### THE REQUEST:
In how many lines of the data does the word "chart" appear? Give the number by itself.

### MATERIAL:
* START *

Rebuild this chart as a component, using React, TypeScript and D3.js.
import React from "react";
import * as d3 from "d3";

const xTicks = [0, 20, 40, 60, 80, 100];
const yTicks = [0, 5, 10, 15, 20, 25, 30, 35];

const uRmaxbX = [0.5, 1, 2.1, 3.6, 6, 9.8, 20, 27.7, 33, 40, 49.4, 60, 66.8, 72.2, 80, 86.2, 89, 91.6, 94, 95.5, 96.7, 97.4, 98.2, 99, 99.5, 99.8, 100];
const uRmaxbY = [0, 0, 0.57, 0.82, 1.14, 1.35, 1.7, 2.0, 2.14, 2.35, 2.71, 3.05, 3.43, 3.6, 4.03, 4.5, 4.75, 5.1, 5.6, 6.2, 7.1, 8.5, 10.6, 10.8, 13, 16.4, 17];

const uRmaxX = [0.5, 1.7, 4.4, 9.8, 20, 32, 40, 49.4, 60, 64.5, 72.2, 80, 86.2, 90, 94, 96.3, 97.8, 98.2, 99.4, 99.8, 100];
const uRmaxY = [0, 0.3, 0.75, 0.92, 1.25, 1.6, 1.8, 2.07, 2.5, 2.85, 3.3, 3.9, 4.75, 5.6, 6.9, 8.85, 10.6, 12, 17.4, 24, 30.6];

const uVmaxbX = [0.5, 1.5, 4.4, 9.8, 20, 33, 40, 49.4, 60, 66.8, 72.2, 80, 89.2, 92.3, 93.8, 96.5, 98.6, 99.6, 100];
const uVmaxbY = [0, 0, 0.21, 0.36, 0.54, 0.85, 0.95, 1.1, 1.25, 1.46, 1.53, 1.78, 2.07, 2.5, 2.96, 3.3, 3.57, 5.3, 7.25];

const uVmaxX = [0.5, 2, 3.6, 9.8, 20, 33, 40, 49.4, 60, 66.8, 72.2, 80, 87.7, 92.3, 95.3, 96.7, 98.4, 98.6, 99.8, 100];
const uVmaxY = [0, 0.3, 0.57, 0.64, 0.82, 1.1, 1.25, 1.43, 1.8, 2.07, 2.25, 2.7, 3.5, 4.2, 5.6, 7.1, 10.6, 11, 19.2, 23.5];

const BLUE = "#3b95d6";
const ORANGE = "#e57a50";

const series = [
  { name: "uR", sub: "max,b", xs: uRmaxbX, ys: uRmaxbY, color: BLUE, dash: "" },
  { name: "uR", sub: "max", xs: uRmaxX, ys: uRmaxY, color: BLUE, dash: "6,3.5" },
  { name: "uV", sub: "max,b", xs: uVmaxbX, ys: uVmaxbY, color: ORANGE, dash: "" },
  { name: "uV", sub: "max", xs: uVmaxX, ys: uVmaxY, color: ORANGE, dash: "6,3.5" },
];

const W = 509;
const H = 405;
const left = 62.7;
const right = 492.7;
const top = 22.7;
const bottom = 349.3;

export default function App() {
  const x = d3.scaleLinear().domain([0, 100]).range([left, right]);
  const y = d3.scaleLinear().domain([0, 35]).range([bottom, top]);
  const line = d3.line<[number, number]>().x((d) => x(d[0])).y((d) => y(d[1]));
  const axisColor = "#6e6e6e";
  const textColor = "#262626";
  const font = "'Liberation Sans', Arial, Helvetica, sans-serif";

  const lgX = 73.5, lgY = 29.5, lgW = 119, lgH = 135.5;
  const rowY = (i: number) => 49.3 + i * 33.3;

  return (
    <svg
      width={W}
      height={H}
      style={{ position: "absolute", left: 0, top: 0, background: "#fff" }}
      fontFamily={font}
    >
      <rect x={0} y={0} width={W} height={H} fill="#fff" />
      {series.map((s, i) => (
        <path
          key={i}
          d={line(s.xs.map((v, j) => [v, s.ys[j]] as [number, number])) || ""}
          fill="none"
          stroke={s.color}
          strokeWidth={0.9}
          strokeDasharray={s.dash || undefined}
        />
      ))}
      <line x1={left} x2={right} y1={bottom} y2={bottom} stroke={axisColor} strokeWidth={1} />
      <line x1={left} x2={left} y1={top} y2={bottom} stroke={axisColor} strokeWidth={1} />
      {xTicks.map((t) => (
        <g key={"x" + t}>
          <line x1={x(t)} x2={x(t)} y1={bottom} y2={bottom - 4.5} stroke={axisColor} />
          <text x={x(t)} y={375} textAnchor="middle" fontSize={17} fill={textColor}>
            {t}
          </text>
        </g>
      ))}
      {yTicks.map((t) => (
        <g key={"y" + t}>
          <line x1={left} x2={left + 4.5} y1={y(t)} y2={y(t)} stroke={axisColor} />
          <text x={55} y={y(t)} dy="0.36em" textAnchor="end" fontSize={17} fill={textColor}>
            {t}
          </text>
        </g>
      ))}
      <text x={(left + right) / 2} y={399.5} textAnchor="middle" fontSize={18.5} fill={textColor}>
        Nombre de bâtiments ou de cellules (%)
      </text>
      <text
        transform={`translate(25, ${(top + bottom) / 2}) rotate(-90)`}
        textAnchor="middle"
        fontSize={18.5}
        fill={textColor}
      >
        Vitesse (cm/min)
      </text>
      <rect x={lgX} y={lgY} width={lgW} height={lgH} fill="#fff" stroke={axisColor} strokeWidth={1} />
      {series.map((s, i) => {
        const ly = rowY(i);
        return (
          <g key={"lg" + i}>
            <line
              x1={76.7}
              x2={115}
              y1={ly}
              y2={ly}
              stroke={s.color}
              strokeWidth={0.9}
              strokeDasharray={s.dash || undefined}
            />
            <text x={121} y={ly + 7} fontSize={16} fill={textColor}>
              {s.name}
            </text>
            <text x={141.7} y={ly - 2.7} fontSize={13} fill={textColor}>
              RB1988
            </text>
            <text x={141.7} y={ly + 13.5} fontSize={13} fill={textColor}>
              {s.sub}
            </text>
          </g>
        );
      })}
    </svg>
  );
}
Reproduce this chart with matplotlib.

* END *
* START *

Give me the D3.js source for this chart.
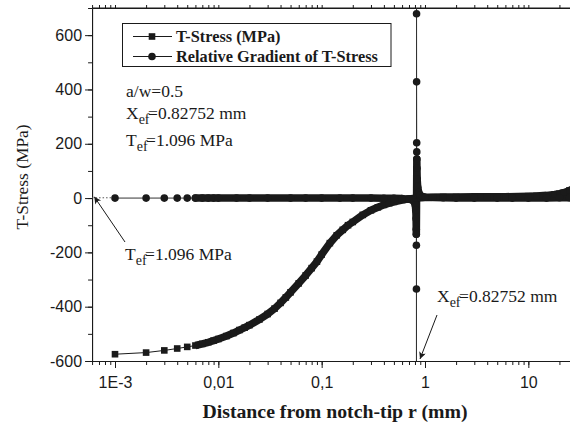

* END *
* START *

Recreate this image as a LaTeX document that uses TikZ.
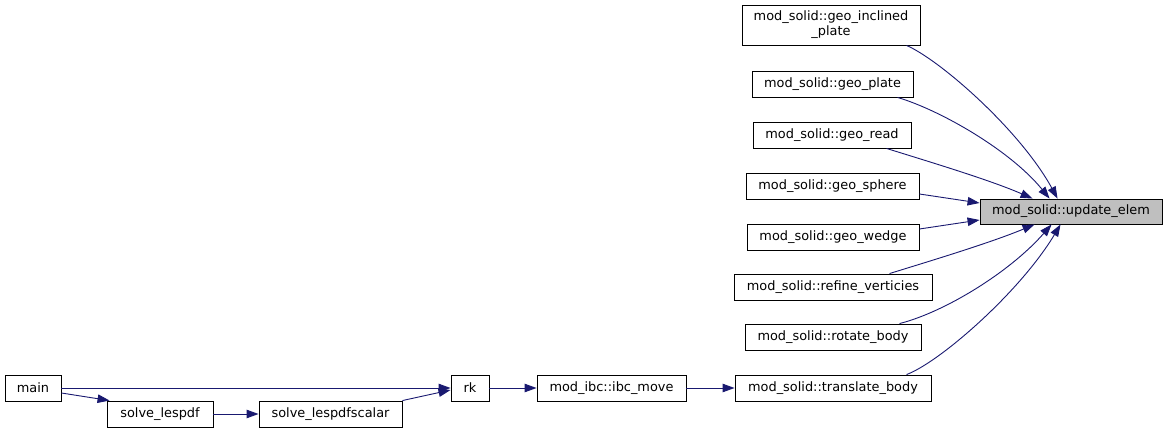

* END *

### FULL SOLUTION:
3